• Written problem:
Take the line containing "Generate a LaTeX" through the last line of the data and retype those lines exactly. Pictures do not belong in the copy.
******************************
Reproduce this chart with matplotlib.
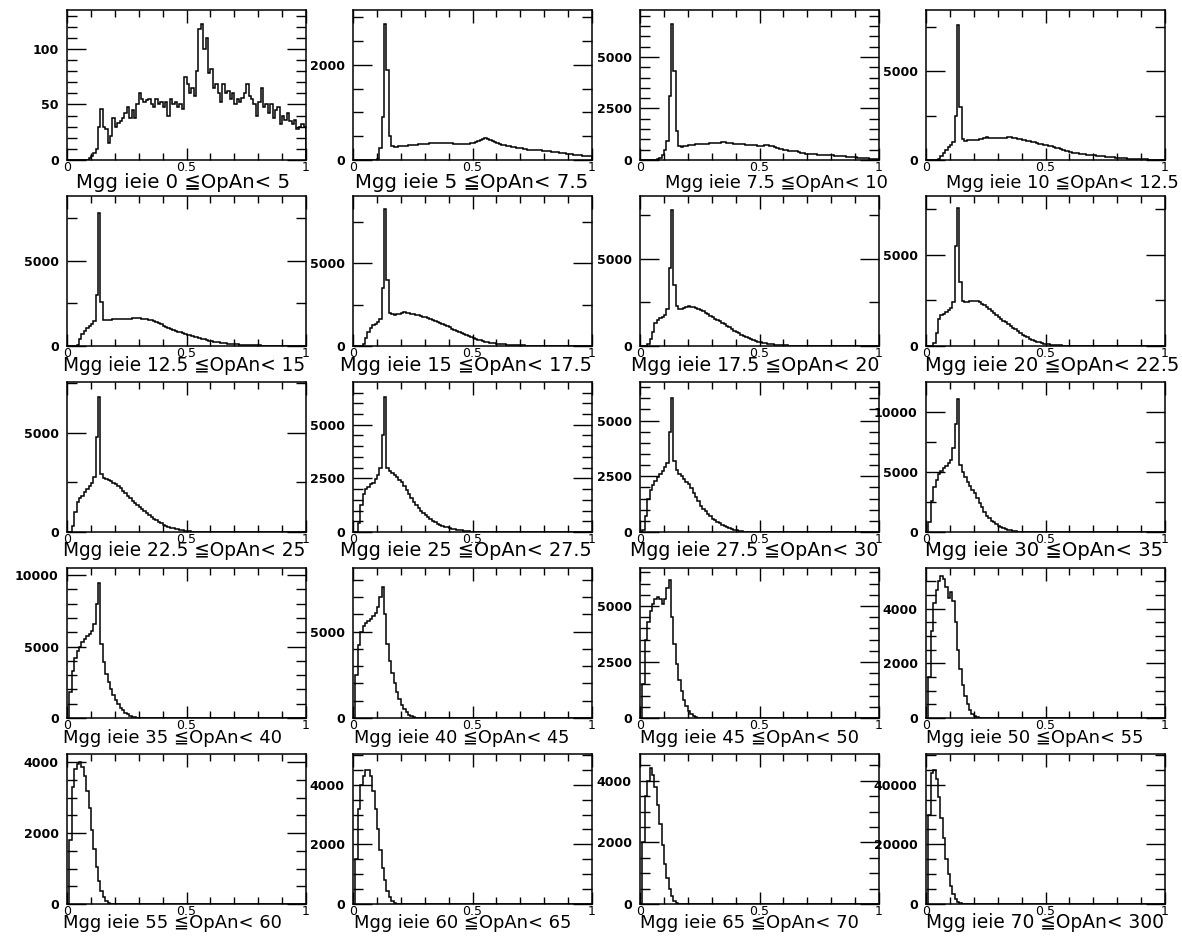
import numpy as np
import matplotlib.pyplot as plt
from matplotlib.ticker import MultipleLocator, FixedLocator, FormatStrFormatter

plt.rcParams['font.family'] = ['DejaVu Sans', 'Noto Sans CJK JP']

bins = np.linspace(0, 1, 101)   # 100 bins, 0.01 wide

# opening angle ranges
lo = ['0', '5', '7.5', '10', '12.5', '15', '17.5', '20', '22.5', '25',
      '27.5', '30', '35', '40', '45', '50', '55', '60', '65', '70']
hi = ['5', '7.5', '10', '12.5', '15', '17.5', '20', '22.5', '25', '27.5',
      '30', '35', '40', '45', '50', '55', '60', '65', '70', '300']

# bin contents (trailing zeros dropped)
h00 = [0, 0, 0, 0, 0, 0, 0, 0, 0, 2, 4, 6, 10, 30, 46, 30, 28, 15, 22, 38,
       30, 33, 35, 38, 42, 48, 38, 45, 38, 50, 60, 55, 52, 54, 55, 50, 48, 55, 50, 52,
       48, 52, 40, 55, 50, 52, 48, 50, 46, 75, 68, 60, 65, 58, 80, 118, 122, 100, 110, 78,
       82, 65, 68, 60, 52, 68, 60, 62, 55, 60, 50, 55, 52, 56, 60, 68, 58, 55, 50, 40,
       52, 65, 48, 50, 42, 50, 38, 45, 48, 32, 40, 36, 42, 35, 32, 36, 28, 30, 32, 30]
h01 = [0, 0, 0, 0, 0, 0, 0, 0, 0, 0, 30, 250, 900, 2860, 1900, 500, 300, 280, 280, 290,
       290, 300, 300, 310, 310, 320, 320, 330, 330, 340, 340, 340, 350, 350, 360, 360, 350, 360, 350, 350,
       350, 350, 340, 340, 330, 330, 330, 330, 340, 350, 360, 380, 400, 420, 450, 470, 450, 420, 390, 370,
       350, 330, 320, 310, 300, 290, 280, 270, 260, 250, 250, 240, 230, 220, 220, 210, 210, 200, 200, 190,
       190, 180, 180, 170, 160, 160, 150, 140, 140, 130, 130, 120, 110, 110, 100, 100, 90, 90, 80, 80]
h02 = [0, 0, 0, 0, 0, 0, 20, 60, 120, 250, 500, 900, 3100, 6600, 4300, 1400, 700, 650, 680, 700,
       730, 740, 750, 760, 770, 770, 780, 790, 800, 810, 820, 820, 830, 840, 850, 850, 840, 830, 810, 800,
       790, 780, 770, 760, 750, 740, 730, 720, 710, 700, 690, 700, 710, 710, 690, 660, 620, 580, 550, 520,
       500, 480, 460, 440, 430, 420, 390, 360, 330, 310, 300, 290, 280, 270, 260, 250, 245, 240, 230, 225,
       220, 210, 200, 190, 180, 170, 160, 150, 140, 130, 125, 115, 105, 95, 85, 75, 65, 55, 45, 35]
h03 = [0, 0, 0, 0, 0, 40, 200, 400, 580, 720, 850, 1000, 2500, 7600, 3000, 1200, 1050, 1100, 1120, 1130,
       1140, 1150, 1170, 1200, 1250, 1270, 1240, 1250, 1230, 1230, 1230, 1240, 1250, 1260, 1270, 1270, 1250, 1220, 1200, 1170,
       1140, 1110, 1080, 1050, 1020, 990, 960, 920, 890, 850, 820, 790, 760, 730, 700, 670, 630, 580, 530, 490,
       450, 420, 390, 370, 350, 340, 320, 300, 280, 270, 260, 240, 230, 215, 205, 195, 180, 160, 145, 130,
       120, 110, 100, 90, 80, 70, 62, 55, 48, 42, 38, 34, 30, 26, 22, 20, 16, 13, 10, 8]
h04 = [0, 0, 0, 0, 80, 400, 700, 900, 1040, 1150, 1280, 1450, 3000, 7820, 2600, 1500, 1500, 1520, 1550, 1580,
       1600, 1580, 1600, 1590, 1600, 1610, 1600, 1620, 1630, 1640, 1630, 1610, 1590, 1560, 1530, 1500, 1450, 1390, 1330, 1270,
       1200, 1140, 1080, 1020, 960, 900, 850, 800, 750, 710, 670, 630, 590, 550, 510, 470, 430, 390, 350, 310,
       280, 250, 230, 210, 190, 175, 155, 140, 125, 110, 100, 90, 80, 72, 65, 58, 50, 44, 38, 34,
       30, 26, 22, 19, 16, 14, 12, 10, 8, 6, 5, 4, 3, 2]
h05 = [0, 0, 0, 0, 150, 500, 820, 1100, 1250, 1350, 1420, 1650, 3500, 8250, 4000, 2000, 1900, 1880, 1920, 1950,
       2000, 2020, 1980, 1960, 1940, 1920, 1880, 1840, 1800, 1760, 1720, 1660, 1600, 1540, 1480, 1420, 1360, 1300, 1240, 1180,
       1120, 1050, 980, 910, 840, 780, 720, 660, 600, 540, 480, 430, 380, 340, 300, 260, 230, 200, 175, 160,
       145, 130, 115, 100, 90, 80, 70, 60, 50, 45, 40, 35, 30, 26, 22, 20, 16, 13, 10, 8, 6]
h06 = [0, 0, 0, 100, 400, 800, 1300, 1500, 1600, 1650, 1780, 2100, 4500, 7800, 3500, 2300, 2100, 2120, 2180, 2230,
       2270, 2260, 2230, 2180, 2130, 2070, 1990, 1910, 1830, 1740, 1650, 1570, 1490, 1420, 1340, 1270, 1170, 1070, 980, 880,
       790, 720, 650, 580, 520, 460, 400, 340, 290, 250, 210, 180, 150, 130, 110, 95, 80, 65, 55, 45,
       38, 30, 25, 20, 15, 12, 9, 6, 4]
h07 = [0, 0, 0, 150, 700, 1500, 1700, 1760, 1850, 1980, 2100, 2400, 5500, 7580, 3500, 2450, 2420, 2430, 2450, 2470,
       2480, 2450, 2400, 2320, 2230, 2120, 2020, 1920, 1810, 1700, 1600, 1500, 1400, 1300, 1200, 1110, 1010, 910, 810, 710,
       620, 540, 470, 400, 340, 290, 240, 200, 160, 130, 110, 90, 70, 55, 45, 38, 30, 24, 18, 13,
       10, 7, 5]
h08 = [0, 0, 300, 1000, 1500, 1690, 1800, 1990, 2150, 2300, 2450, 2750, 4800, 6800, 2900, 2700, 2650, 2600, 2550, 2480,
       2400, 2300, 2200, 2080, 1950, 1820, 1700, 1580, 1460, 1350, 1240, 1140, 1040, 940, 840, 750, 660, 580, 500, 430,
       360, 310, 260, 220, 190, 165, 130, 105, 80, 60, 45, 30, 20, 12, 6]
h09 = [0, 0, 400, 1250, 1770, 2000, 2100, 2230, 2300, 2450, 2650, 3000, 4500, 6300, 3000, 2850, 2750, 2650, 2550, 2430,
       2310, 2140, 1960, 1780, 1590, 1390, 1250, 1120, 1000, 880, 770, 680, 600, 520, 450, 385, 330, 280, 240, 210,
       185, 160, 135, 115, 95, 80, 60, 45, 32, 22, 15, 8]
h10 = [0, 100, 700, 1480, 1900, 2100, 2300, 2480, 2600, 2750, 2900, 3100, 4500, 6000, 3200, 2800, 2600, 2500, 2380, 2260,
       2150, 1960, 1760, 1560, 1370, 1180, 1050, 930, 810, 700, 590, 520, 450, 390, 330, 270, 220, 175, 135, 100,
       75, 50, 32, 20, 10, 5]
h11 = [0, 800, 2600, 3780, 4300, 4800, 5100, 5300, 5500, 5700, 6000, 7000, 9000, 11100, 5600, 5000, 4600, 4200, 3800, 3500,
       3240, 2850, 2450, 2050, 1700, 1350, 1150, 950, 800, 660, 540, 450, 360, 280, 200, 135, 90, 55, 30, 12, 5]
h12 = [0, 1800, 3300, 4200, 4700, 5000, 5300, 5500, 5700, 5900, 6100, 6600, 8000, 9450, 5200, 3900, 3100, 2500, 2000, 1600,
       1250, 950, 720, 530, 380, 260, 170, 100, 55, 25, 10]
h13 = [0, 2500, 4200, 5000, 5300, 5500, 5600, 5700, 5900, 6100, 6400, 7000, 7600, 6000, 4300, 3300, 2600, 2000, 1500, 1100,
       780, 520, 320, 180, 90, 35, 10]
h14 = [0, 1500, 3500, 4300, 4800, 5100, 5300, 5400, 5300, 5100, 5300, 5800, 6150, 4500, 3300, 2400, 1700, 1200, 800, 520,
       320, 180, 90, 40, 12]
h15 = [0, 1500, 3200, 4200, 4700, 5000, 5200, 5100, 4800, 4400, 4600, 4300, 3500, 2500, 1800, 1200, 800, 500, 300, 150,
       60, 20]
h16 = [0, 1800, 3300, 3800, 3950, 4000, 3850, 3600, 3200, 2700, 2100, 1550, 1050, 650, 380, 200, 90, 30, 8]
h17 = [0, 1500, 3200, 4000, 4300, 4500, 4500, 4300, 3800, 3200, 2500, 1800, 1200, 800, 450, 230, 100, 35, 10]
h18 = [0, 2000, 3500, 4000, 4400, 4200, 3800, 3200, 2600, 1900, 1300, 850, 500, 250, 110, 40, 10]
h19 = [0, 30000, 44000, 45000, 42000, 36000, 29000, 22000, 15000, 10000, 6000, 3500, 1800, 800, 300, 80, 20]

hists = [h00, h01, h02, h03, h04, h05, h06, h07, h08, h09,
         h10, h11, h12, h13, h14, h15, h16, h17, h18, h19]

ymax = [135, 3150, 7280, 8430, 8820, 9040, 8620, 8240, 7550, 6990,
        6730, 12480, 10490, 8680, 6700, 5490, 4230, 5030, 4870, 50300]
ymaj = [50, 2000, 2500, 5000, 5000, 5000, 5000, 5000, 5000, 2500,
        2500, 5000, 5000, 5000, 2500, 2000, 2000, 2000, 2000, 20000]
ymin = [10, 500, 500, 2500, 2500, 2500, 2500, 2500, 2500, 500,
        500, 2500, 1000, 1000, 500, 500, 500, 500, 500, 5000]

W, H = 1182, 938
fig = plt.figure(figsize=(W / 100, H / 100), dpi=100)
renderer = fig.canvas.get_renderer()

col_x = [67, 353, 640, 926]
row_y = [10, 196, 382, 568, 754]
aw, ah = 239, 150
title_dy = [28, 25, 24, 25, 24]
# horizontal span of each title (pixels)
title_span = [(76, 295), (355, 598), (665, 887), (956, 1180),
              (63, 306), (340, 592), (631, 880), (925, 1178),
              (63, 306), (340, 592), (630, 878), (925, 1163),
              (63, 282), (354, 570), (640, 858), (926, 1143),
              (63, 282), (354, 570), (640, 858), (926, 1164)]

for k in range(20):
    r, c = divmod(k, 4)
    x0, y0 = col_x[c], row_y[r]
    ax = fig.add_axes([x0 / W, 1 - (y0 + ah) / H, aw / W, ah / H])
    vals = np.zeros(100)
    vals[:len(hists[k])] = hists[k]
    ax.stairs(vals, bins, color='black', lw=1.1)
    ax.set_xlim(0, 1)
    ax.set_ylim(0, ymax[k])

    ax.xaxis.set_major_locator(FixedLocator([0, 0.5, 1]))
    ax.xaxis.set_minor_locator(MultipleLocator(0.1))
    ax.set_xticklabels(['0', '0.5', '1'])
    ax.yaxis.set_major_locator(MultipleLocator(ymaj[k]))
    ax.yaxis.set_minor_locator(MultipleLocator(ymin[k]))
    ax.yaxis.set_major_formatter(FormatStrFormatter('%d'))

    ax.tick_params(which='both', direction='in', top=True, right=True, width=1.0)
    ax.tick_params(axis='x', which='major', length=9, pad=1, labelsize=9)
    ax.tick_params(axis='x', which='minor', length=5)
    ax.tick_params(axis='y', which='major', length=14, pad=6, labelsize=9)
    ax.tick_params(axis='y', which='minor', length=7)
    for lab in ax.get_yticklabels():
        lab.set_fontweight('bold')
    for sp in ax.spines.values():
        sp.set_linewidth(1.1)

    # title under the frame, sized to the span it has in the original
    tl, tr = title_span[k]
    t = fig.text(tl / W, 1 - (y0 + ah + title_dy[r]) / H,
                 f'Mgg ieie {lo[k]} ≦OpAn< {hi[k]}',
                 fontsize=13, ha='left', va='baseline')
    w = t.get_window_extent(renderer).width
    t.set_fontsize(min(14.2, max(12.8, 13 * (tr - tl) / w)))
    w = t.get_window_extent(renderer).width
    if tl + w > W - 3:
        t.set_x((W - 3 - w) / W)

fig.savefig('out.png', dpi=100)
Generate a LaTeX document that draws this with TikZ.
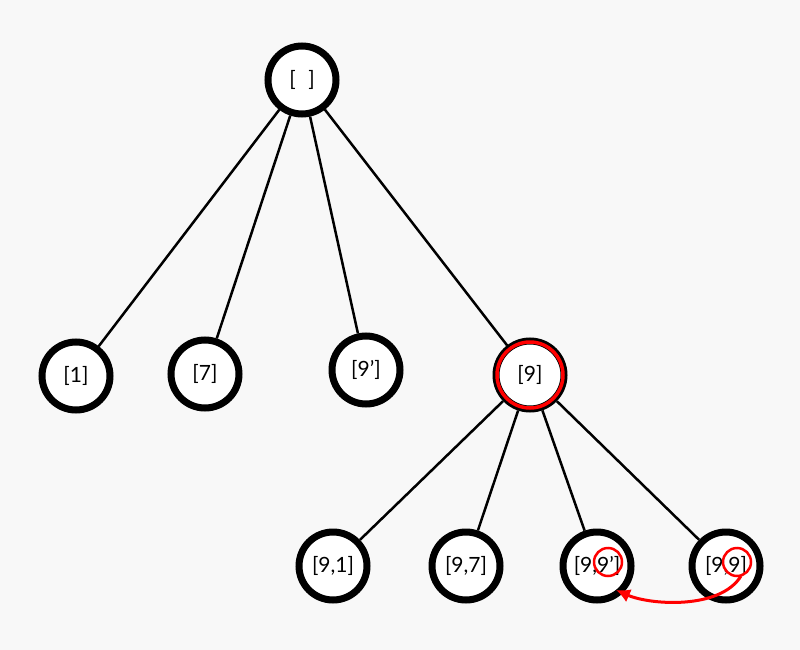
\documentclass[tikz,border=0pt]{standalone}
\usetikzlibrary{arrows.meta}
\usepackage{fontspec}
\setmainfont{Lato}
\begin{document}
\begin{tikzpicture}[x=1pt,y=-1pt,
  nd/.style={circle,draw=black,line width=7pt,fill=white,minimum size=68pt,inner sep=0pt,font=\fontsize{21}{24}\selectfont},
  edge/.style={line width=2.5pt}]
\useasboundingbox[fill={rgb,255:red,248;green,248;blue,248}] (0,0) rectangle (800,650);
\node[nd] (r) at (302,80) {[\hspace{0.6em}]};
\node[nd] (a) at (76,376) {[1]};
\node[nd] (b) at (205,374) {[7]};
\node[nd] (c) at (366,370) {[9']};
\node[nd] (d) at (530,375) {[9]};
\node[nd] (e) at (333,566) {[9,1]};
\node[nd] (f) at (466,566) {[9,7]};
\node[nd] (g) at (597,566) {[9,9']};
\node[nd] (h) at (726,566) {[9,9]};
\foreach \t in {a,b,c,d} \draw[edge] (r) -- (\t);
\foreach \t in {e,f,g,h} \draw[edge] (d) -- (\t);
\draw[red,line width=3.5pt] (d.center) circle (33pt);
\coordinate (gc) at (608,562);
\coordinate (hc) at (737,562);
\draw[red,line width=2.5pt] (gc) circle (14pt);
\draw[red,line width=2.5pt] (hc) circle (14pt);
\coordinate (hs) at (741,576);
\coordinate (ge) at (616,590);
\draw[red,line width=3pt,-{Latex[length=14pt,width=14pt]}] (hs) .. controls (720,610) and (650,605) .. (ge);
\end{tikzpicture}
\end{document}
******************************
• Answer to this task:
Generate a LaTeX document that draws this with TikZ.
\documentclass[tikz,border=0pt]{standalone}
\usetikzlibrary{arrows.meta}
\usepackage{fontspec}
\setmainfont{Lato}
\begin{document}
\begin{tikzpicture}[x=1pt,y=-1pt,
  nd/.style={circle,draw=black,line width=7pt,fill=white,minimum size=68pt,inner sep=0pt,font=\fontsize{21}{24}\selectfont},
  edge/.style={line width=2.5pt}]
\useasboundingbox[fill={rgb,255:red,248;green,248;blue,248}] (0,0) rectangle (800,650);
\node[nd] (r) at (302,80) {[\hspace{0.6em}]};
\node[nd] (a) at (76,376) {[1]};
\node[nd] (b) at (205,374) {[7]};
\node[nd] (c) at (366,370) {[9']};
\node[nd] (d) at (530,375) {[9]};
\node[nd] (e) at (333,566) {[9,1]};
\node[nd] (f) at (466,566) {[9,7]};
\node[nd] (g) at (597,566) {[9,9']};
\node[nd] (h) at (726,566) {[9,9]};
\foreach \t in {a,b,c,d} \draw[edge] (r) -- (\t);
\foreach \t in {e,f,g,h} \draw[edge] (d) -- (\t);
\draw[red,line width=3.5pt] (d.center) circle (33pt);
\coordinate (gc) at (608,562);
\coordinate (hc) at (737,562);
\draw[red,line width=2.5pt] (gc) circle (14pt);
\draw[red,line width=2.5pt] (hc) circle (14pt);
\coordinate (hs) at (741,576);
\coordinate (ge) at (616,590);
\draw[red,line width=3pt,-{Latex[length=14pt,width=14pt]}] (hs) .. controls (720,610) and (650,605) .. (ge);
\end{tikzpicture}
\end{document}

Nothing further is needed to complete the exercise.